- Directed by: Nick Butler
- Screenplay by: Nick Butler
- Produced by: Lucas Meeuse Jennifer Wrede
- Starring: Noah Parker Douglas Smith Liza Weil
- Cinematography: Dmitry Lopatin
- Edited by: Nick Butler
- Music by: Adrian Ellis Walker Grimshaw
- Production company: Cloudy Pictures
- Distributed by: TLA Releasing Optimale Distribution
- Release date: March 25, 2026 (BFI Flare);
- Running time: 98 minutes
- Country: Canada
- Language: English

= Lunar Sway =

Lunar Sway is a Canadian black comedy film, directed by Nick Butler and released in 2026. The film stars Noah Parker as Cliff, a young LGBTQ man living in the small desert town of Mooncrest, who is drawn into a wild spiral of events with his boyfriend Stew (Douglas Smith) after his estranged birth mother Marg (Liza Weil), a woman carrying many other secrets of her own, returns to town.

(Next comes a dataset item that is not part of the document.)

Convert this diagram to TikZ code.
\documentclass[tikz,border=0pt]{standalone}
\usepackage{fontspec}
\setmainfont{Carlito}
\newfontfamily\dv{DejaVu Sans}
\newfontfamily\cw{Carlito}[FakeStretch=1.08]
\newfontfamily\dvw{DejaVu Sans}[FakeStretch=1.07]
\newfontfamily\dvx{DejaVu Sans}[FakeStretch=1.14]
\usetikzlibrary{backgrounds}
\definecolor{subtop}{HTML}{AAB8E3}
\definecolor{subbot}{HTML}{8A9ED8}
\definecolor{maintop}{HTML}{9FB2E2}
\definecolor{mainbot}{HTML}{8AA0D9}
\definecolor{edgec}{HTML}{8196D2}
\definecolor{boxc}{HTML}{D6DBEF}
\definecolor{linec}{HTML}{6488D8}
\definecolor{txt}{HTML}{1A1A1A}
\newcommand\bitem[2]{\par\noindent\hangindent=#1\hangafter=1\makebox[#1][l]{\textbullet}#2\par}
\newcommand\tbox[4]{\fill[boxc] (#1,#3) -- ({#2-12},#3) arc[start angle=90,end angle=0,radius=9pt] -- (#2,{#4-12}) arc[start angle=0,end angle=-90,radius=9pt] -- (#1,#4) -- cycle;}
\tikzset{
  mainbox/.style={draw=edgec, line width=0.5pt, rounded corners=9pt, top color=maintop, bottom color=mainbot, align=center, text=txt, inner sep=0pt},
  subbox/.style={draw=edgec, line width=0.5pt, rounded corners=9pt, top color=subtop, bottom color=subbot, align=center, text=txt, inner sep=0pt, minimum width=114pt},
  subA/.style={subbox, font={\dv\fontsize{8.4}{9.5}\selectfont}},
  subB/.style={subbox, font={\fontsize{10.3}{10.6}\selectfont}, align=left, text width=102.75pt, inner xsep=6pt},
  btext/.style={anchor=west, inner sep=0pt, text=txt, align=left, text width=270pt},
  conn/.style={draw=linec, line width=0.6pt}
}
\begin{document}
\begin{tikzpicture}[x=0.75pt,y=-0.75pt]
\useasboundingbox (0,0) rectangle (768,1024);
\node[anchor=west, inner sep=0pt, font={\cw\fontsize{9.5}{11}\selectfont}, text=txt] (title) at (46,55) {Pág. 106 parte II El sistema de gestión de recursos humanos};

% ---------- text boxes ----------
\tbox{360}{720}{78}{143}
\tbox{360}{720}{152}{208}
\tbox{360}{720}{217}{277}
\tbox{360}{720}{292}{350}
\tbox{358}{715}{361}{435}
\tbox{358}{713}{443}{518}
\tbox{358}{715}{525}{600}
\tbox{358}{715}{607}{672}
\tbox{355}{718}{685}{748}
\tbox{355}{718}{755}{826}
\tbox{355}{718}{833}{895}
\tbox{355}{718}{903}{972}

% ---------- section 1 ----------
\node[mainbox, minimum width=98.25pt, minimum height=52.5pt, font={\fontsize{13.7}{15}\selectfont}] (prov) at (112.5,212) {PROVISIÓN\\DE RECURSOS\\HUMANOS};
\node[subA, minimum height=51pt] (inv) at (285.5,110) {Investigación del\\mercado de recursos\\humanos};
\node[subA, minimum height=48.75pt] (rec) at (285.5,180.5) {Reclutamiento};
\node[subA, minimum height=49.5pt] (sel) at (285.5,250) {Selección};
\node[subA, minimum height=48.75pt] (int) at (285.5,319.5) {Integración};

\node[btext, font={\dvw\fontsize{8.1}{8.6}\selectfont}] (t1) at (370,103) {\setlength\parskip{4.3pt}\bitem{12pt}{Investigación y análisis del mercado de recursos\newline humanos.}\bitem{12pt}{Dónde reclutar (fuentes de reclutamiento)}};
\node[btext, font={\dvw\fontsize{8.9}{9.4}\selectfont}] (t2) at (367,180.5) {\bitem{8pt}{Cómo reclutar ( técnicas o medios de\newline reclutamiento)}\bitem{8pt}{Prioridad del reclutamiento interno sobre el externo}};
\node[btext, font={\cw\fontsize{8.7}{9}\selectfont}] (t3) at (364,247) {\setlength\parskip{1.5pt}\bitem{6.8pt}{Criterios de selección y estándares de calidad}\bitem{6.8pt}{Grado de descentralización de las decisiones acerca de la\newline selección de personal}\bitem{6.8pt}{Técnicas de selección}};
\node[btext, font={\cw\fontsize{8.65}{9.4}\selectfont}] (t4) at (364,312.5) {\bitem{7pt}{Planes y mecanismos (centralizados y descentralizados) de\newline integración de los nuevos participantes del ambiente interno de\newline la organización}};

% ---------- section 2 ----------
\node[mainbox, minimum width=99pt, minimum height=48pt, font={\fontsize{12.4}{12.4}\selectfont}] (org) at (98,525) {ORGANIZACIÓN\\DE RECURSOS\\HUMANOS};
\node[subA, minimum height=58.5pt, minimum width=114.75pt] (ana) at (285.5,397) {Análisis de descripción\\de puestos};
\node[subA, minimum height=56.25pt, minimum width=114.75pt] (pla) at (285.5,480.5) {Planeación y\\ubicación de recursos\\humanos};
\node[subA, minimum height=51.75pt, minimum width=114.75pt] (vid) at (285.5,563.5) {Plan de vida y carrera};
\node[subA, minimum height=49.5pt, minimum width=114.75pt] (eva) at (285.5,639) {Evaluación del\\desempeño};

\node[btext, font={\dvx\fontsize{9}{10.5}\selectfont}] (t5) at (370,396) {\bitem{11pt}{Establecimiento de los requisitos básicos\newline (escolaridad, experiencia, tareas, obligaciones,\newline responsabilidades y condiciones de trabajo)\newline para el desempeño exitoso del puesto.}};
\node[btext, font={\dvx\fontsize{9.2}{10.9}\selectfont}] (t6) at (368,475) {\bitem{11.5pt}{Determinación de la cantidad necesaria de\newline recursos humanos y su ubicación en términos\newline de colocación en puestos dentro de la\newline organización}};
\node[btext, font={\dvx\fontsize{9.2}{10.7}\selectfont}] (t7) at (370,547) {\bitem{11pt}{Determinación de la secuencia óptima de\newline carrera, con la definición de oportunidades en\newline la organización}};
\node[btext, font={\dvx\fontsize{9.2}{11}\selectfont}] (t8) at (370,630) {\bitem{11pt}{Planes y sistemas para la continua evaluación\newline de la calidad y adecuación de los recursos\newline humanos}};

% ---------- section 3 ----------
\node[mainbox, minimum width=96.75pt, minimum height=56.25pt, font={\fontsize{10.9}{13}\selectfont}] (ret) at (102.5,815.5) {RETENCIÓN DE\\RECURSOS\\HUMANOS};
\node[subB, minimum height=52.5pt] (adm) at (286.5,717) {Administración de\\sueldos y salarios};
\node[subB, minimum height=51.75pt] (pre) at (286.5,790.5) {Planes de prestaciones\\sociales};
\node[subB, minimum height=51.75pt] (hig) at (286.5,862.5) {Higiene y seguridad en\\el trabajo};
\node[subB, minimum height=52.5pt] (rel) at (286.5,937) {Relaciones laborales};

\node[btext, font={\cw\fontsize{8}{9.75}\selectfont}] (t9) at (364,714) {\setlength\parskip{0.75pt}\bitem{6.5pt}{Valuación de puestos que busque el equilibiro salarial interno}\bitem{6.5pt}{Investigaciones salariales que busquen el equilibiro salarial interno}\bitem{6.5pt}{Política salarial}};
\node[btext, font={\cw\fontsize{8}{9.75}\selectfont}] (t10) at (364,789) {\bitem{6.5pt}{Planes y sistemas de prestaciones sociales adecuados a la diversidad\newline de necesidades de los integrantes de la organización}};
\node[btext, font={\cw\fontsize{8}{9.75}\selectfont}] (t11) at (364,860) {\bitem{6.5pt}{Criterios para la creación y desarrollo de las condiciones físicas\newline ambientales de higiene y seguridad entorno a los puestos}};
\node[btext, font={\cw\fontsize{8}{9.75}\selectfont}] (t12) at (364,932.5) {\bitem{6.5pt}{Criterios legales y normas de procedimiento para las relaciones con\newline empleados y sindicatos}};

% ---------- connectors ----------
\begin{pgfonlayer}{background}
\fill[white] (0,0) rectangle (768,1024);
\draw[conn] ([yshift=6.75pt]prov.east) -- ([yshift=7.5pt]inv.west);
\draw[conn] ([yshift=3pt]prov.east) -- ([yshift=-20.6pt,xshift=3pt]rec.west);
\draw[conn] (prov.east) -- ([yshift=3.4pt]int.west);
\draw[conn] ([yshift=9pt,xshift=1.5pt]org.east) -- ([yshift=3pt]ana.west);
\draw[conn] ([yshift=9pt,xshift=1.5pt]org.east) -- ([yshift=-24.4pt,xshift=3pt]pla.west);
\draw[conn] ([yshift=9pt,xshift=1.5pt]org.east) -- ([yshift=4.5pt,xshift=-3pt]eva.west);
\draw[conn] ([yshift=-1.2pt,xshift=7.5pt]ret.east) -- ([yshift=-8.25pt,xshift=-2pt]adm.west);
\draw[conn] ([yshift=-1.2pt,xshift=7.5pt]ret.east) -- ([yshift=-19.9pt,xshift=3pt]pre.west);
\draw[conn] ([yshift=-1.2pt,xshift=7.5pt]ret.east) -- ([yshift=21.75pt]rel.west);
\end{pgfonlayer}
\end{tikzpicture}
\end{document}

The cast also includes Grace Glowicki, Kaden Connors, Irina Dubova and Tyrone Benskin in supporting roles.

==Production==
The film's production and casting were first announced in spring 2024. It was shot in September of that year, in British Columbia.

==Distribution==
The film was screened for distributors in the First Look section at the 78th Locarno Film Festival in 2025.

It had its public premiere on March 25, 2026, at BFI Flare. It has been acquired by TLA Releasing and Optimale Distribution for commercial release later in 2026.